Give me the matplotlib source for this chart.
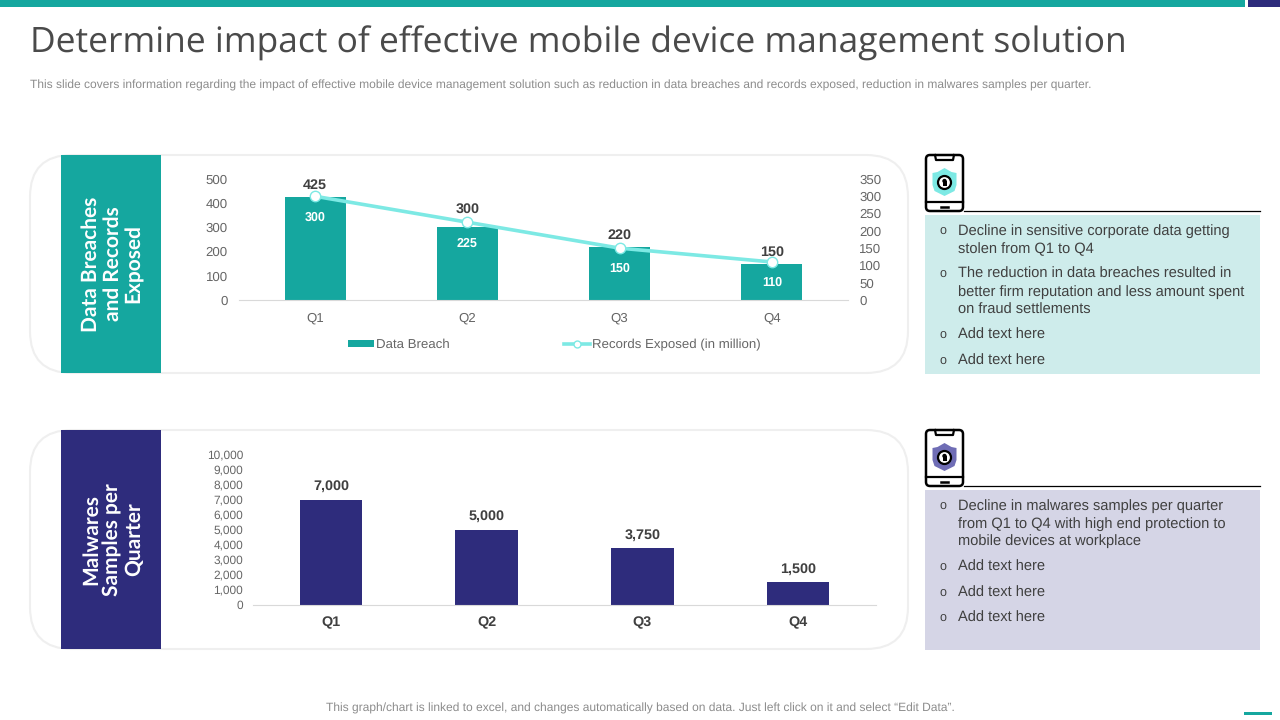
#!/usr/bin/env python3
"""Slide: impact of mobile device management, two bar charts with side notes."""

import matplotlib
matplotlib.use("Agg")
import matplotlib.pyplot as plt
from matplotlib.lines import Line2D
from matplotlib.patches import Circle, FancyBboxPatch, Patch, PathPatch, Rectangle
from matplotlib.path import Path

# Colors
TEAL = "#15A79F"
NAVY = "#2E2C7C"
CYAN = "#7DE9E4"
LIGHT_TEAL = "#CEECEB"
LIGHT_NAVY = "#D5D5E6"
SHIELD_NAVY = "#6F6DB5"
DARK = "#404040"
TICK = "#666666"
GRAY = "#8C8C8C"

# Data
QUARTERS = ["Q1", "Q2", "Q3", "Q4"]
DATA_BREACH = [425, 300, 220, 150]
RECORDS_EXPOSED = [300, 225, 150, 110]
MALWARE_SAMPLES = [7000, 5000, 3750, 1500]
BREACH_TICKS = [0, 100, 200, 300, 400, 500]
RECORDS_TICKS = [0, 50, 100, 150, 200, 250, 300, 350]
MALWARE_TICKS = [0, 1000, 2000, 3000, 4000, 5000, 6000, 7000, 8000, 9000, 10000]

TITLE = "Determine impact of effective mobile device management solution"
SUBTITLE = ("This slide covers information regarding the impact of effective mobile device "
            "management solution such as reduction in data breaches and records exposed, "
            "reduction in malwares samples per quarter.")
FOOTER = ("This graph/chart is linked to excel, and changes automatically based on data. "
          "Just left click on it and select \u201cEdit Data\u201d.")
NOTES_TOP = [
    ["Decline in sensitive corporate data getting", "stolen from Q1 to Q4"],
    ["The reduction in data breaches resulted in",
     "better firm reputation and less amount spent", "on fraud settlements"],
    ["Add text here"],
    ["Add text here"],
]
NOTES_BOTTOM = [
    ["Decline in malwares samples per quarter",
     "from Q1 to Q4 with high end protection to",
     "mobile devices at workplace"],
    ["Add text here"],
    ["Add text here"],
    ["Add text here"],
]

W, H = 1280, 720
plt.rcParams["font.family"] = ["Liberation Sans", "DejaVu Sans"]
plt.rcParams["text.hinting"] = "no_hinting"
plt.rcParams["text.hinting_factor"] = 8

fig = plt.figure(figsize=(12.8, 7.2), dpi=100, facecolor="white")

# Overlay axes in slide pixels, y pointing down
bg = fig.add_axes([0, 0, 1, 1])
bg.set_xlim(0, W)
bg.set_ylim(H, 0)
bg.axis("off")


def px_axes(left, top, right, bottom):
    ax = fig.add_axes([left / W, 1 - bottom / H, (right - left) / W, (bottom - top) / H])
    ax.patch.set_alpha(0)
    return ax


def draw_panel(top, bottom, color, label):
    bg.add_patch(FancyBboxPatch((30 + 42, top + 42), 878 - 84, bottom - top - 84,
                                boxstyle="round,pad=42", facecolor="white",
                                edgecolor="#EFEFEF", linewidth=1.5))
    bg.add_patch(Rectangle((61, top), 100, bottom - top, facecolor=color, edgecolor="none", zorder=3))
    bg.text(112.5, (top + bottom) / 2, label, rotation=90, ha="center", va="center",
            color="white", fontsize=15, fontweight="bold", family="Lato",
            linespacing=1.15, multialignment="center", zorder=4)


def draw_phone(top, shield_color):
    x0, x1 = 926, 963
    bot = top + 56
    bg.add_patch(FancyBboxPatch((x0 + 4, top + 4), x1 - x0 - 8, 48, boxstyle="round,pad=4",
                                facecolor="white", edgecolor="black", linewidth=1.8, zorder=3))
    bg.plot([935, 936, 953, 954], [top, top + 5, top + 5, top], color="black", lw=1.6, zorder=4)
    bg.plot([x0, x1], [bot - 9, bot - 9], color="black", lw=1.6, zorder=4)
    bg.plot([941, 948], [bot - 4.5, bot - 4.5], color="black", lw=1.8, zorder=4)
    cx = 944.5
    verts = [(cx, top + 13), (cx + 7, top + 17), (cx + 12, top + 18), (cx + 12, top + 30),
             (cx + 10, top + 36), (cx, top + 41), (cx - 10, top + 36), (cx - 12, top + 30),
             (cx - 12, top + 18), (cx - 7, top + 17), (cx, top + 13)]
    bg.add_patch(PathPatch(Path(verts), facecolor=shield_color, edgecolor="none", zorder=4))
    bg.add_patch(Circle((cx, top + 27.5), 6.5, facecolor="white", edgecolor="black", lw=1.6, zorder=5))
    bg.add_patch(Circle((cx, top + 26), 2.2, facecolor="black", edgecolor="none", zorder=6))
    bg.add_patch(Rectangle((cx - 2, top + 26), 4, 5, facecolor="black", edgecolor="none", zorder=6))
    bg.plot([964, 1260], [top + 55.5, top + 55.5], color="black", lw=0.9, zorder=2)


def draw_notes(top, bottom, color, notes, line_ys):
    bg.add_patch(Rectangle((925, top), 335, bottom - top, facecolor=color, edgecolor="none"))
    i = 0
    for note in notes:
        bg.text(943, line_ys[i], "o", ha="center", va="center", fontsize=9, color=DARK)
        for line in note:
            bg.text(958, line_ys[i], line, ha="left", va="center", fontsize=10.55, color=DARK)
            i += 1


# Header and footer
bg.add_patch(Rectangle((0, 0), 1245, 7, facecolor=TEAL, edgecolor="none"))
bg.add_patch(Rectangle((1248, 0), 32, 7, facecolor=NAVY, edgecolor="none"))
bg.add_patch(Rectangle((1244, 712), 28, 3, facecolor=TEAL, edgecolor="none"))
bg.text(30, 43, TITLE, ha="left", va="center", fontsize=25.5, color="#4A4A4A", family="Open Sans")
bg.text(30, 85.5, SUBTITLE, ha="left", va="center", fontsize=8.66, color=GRAY)
bg.text(640, 708.5, FOOTER, ha="center", va="center", fontsize=8.68, color=GRAY)

draw_panel(155, 373, TEAL, "Data Breaches\nand Records\nExposed")
draw_panel(430, 649, NAVY, "Malwares\nSamples per\nQuarter")
draw_phone(155, CYAN)
draw_phone(430, SHIELD_NAVY)
draw_notes(215, 374, LIGHT_TEAL, NOTES_TOP, [231, 249, 274, 292, 310, 335, 361])
draw_notes(490, 650, LIGHT_NAVY, NOTES_BOTTOM, [506, 524, 541, 567, 593, 618])

# Top chart: bars on the left scale, line on the right scale
ax = px_axes(239, 179, 848, 300)
positions = range(len(QUARTERS))
ax.bar(positions, DATA_BREACH, width=0.4, color=TEAL, zorder=2)
ax.set_xlim(-0.5, 3.5)
ax.set_ylim(0, 500)
ax.set_yticks(BREACH_TICKS)
ax.set_xticks(list(positions), QUARTERS)
ax.tick_params(axis="both", length=0, labelsize=9.5, labelcolor=TICK)
ax.tick_params(axis="x", pad=8.5)
ax.tick_params(axis="y", pad=8)
for side in ["top", "left", "right"]:
    ax.spines[side].set_visible(False)
ax.spines["bottom"].set_color("#D9D9D9")

ax2 = ax.twinx()
ax2.plot(positions, RECORDS_EXPOSED, color=CYAN, lw=2.6, marker="o", ms=7.5,
         mfc="white", mec=CYAN, mew=1, zorder=3)
ax2.set_ylim(0, 350)
ax2.set_yticks(RECORDS_TICKS)
ax2.tick_params(axis="y", length=0, labelsize=9.5, labelcolor=TICK, pad=8)
for side in ["top", "left", "right", "bottom"]:
    ax2.spines[side].set_visible(False)

# Q2 label sits higher in the original to clear the line
label_lift = [8.5, 13.2, 8.5, 8.5]
for x, breach, records, lift in zip(positions, DATA_BREACH, RECORDS_EXPOSED, label_lift):
    ax2.annotate(f"{records}", (x, records), xytext=(0, -15), textcoords="offset points",
                 ha="center", va="center", fontsize=9, fontweight="bold", color="white")
    ax.annotate(f"{breach}", (x, breach), xytext=(0, lift), textcoords="offset points",
                ha="center", va="center", fontsize=10.4, fontweight="bold", color=DARK,
                zorder=5)

fig.legend(
    handles=[Patch(facecolor=TEAL, label="Data Breach"),
             Line2D([], [], color=CYAN, lw=2.6, marker="o", ms=5, mfc="white", mec=CYAN,
                    label="Records Exposed (in million)")],
    ncol=2, loc="center", bbox_to_anchor=(554.5 / W, 1 - 345 / H), frameon=False, fontsize=9.5,
    labelcolor=TICK, handlelength=1.97, handleheight=0.5, handletextpad=0.15,
    columnspacing=8.7, borderpad=0, borderaxespad=0,
)

# Bottom chart
ax3 = px_axes(253, 454.5, 876, 604.5)
ax3.bar(positions, MALWARE_SAMPLES, width=0.4, color=NAVY, zorder=2)
ax3.set_xlim(-0.5, 3.5)
ax3.set_ylim(0, 10000)
ax3.set_yticks(MALWARE_TICKS, [f"{v:,}" for v in MALWARE_TICKS])
ax3.set_xticks(list(positions), QUARTERS, fontweight="bold")
ax3.tick_params(axis="y", length=0, labelsize=8.6, labelcolor=TICK, pad=7)
ax3.tick_params(axis="x", length=0, labelsize=10.4, labelcolor=DARK, pad=8.5)
for side in ["top", "left", "right"]:
    ax3.spines[side].set_visible(False)
ax3.spines["bottom"].set_color("#D9D9D9")
for x, value in zip(positions, MALWARE_SAMPLES):
    ax3.annotate(f"{value:,}", (x, value), xytext=(0, 9.5), textcoords="offset points",
                 ha="center", va="center", fontsize=10.4, fontweight="bold", color=DARK)

fig.savefig("out.png", dpi=100, facecolor="white")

Task instructions: Emit the lines of the material exactly, from its first line to the line containing "8000, 9000, 10000]", inclusive; leave every picture out.

Task result:
Give me the matplotlib source for this chart.
#!/usr/bin/env python3
"""Slide: impact of mobile device management, two bar charts with side notes."""

import matplotlib
matplotlib.use("Agg")
import matplotlib.pyplot as plt
from matplotlib.lines import Line2D
from matplotlib.patches import Circle, FancyBboxPatch, Patch, PathPatch, Rectangle
from matplotlib.path import Path

# Colors
TEAL = "#15A79F"
NAVY = "#2E2C7C"
CYAN = "#7DE9E4"
LIGHT_TEAL = "#CEECEB"
LIGHT_NAVY = "#D5D5E6"
SHIELD_NAVY = "#6F6DB5"
DARK = "#404040"
TICK = "#666666"
GRAY = "#8C8C8C"

# Data
QUARTERS = ["Q1", "Q2", "Q3", "Q4"]
DATA_BREACH = [425, 300, 220, 150]
RECORDS_EXPOSED = [300, 225, 150, 110]
MALWARE_SAMPLES = [7000, 5000, 3750, 1500]
BREACH_TICKS = [0, 100, 200, 300, 400, 500]
RECORDS_TICKS = [0, 50, 100, 150, 200, 250, 300, 350]
MALWARE_TICKS = [0, 1000, 2000, 3000, 4000, 5000, 6000, 7000, 8000, 9000, 10000]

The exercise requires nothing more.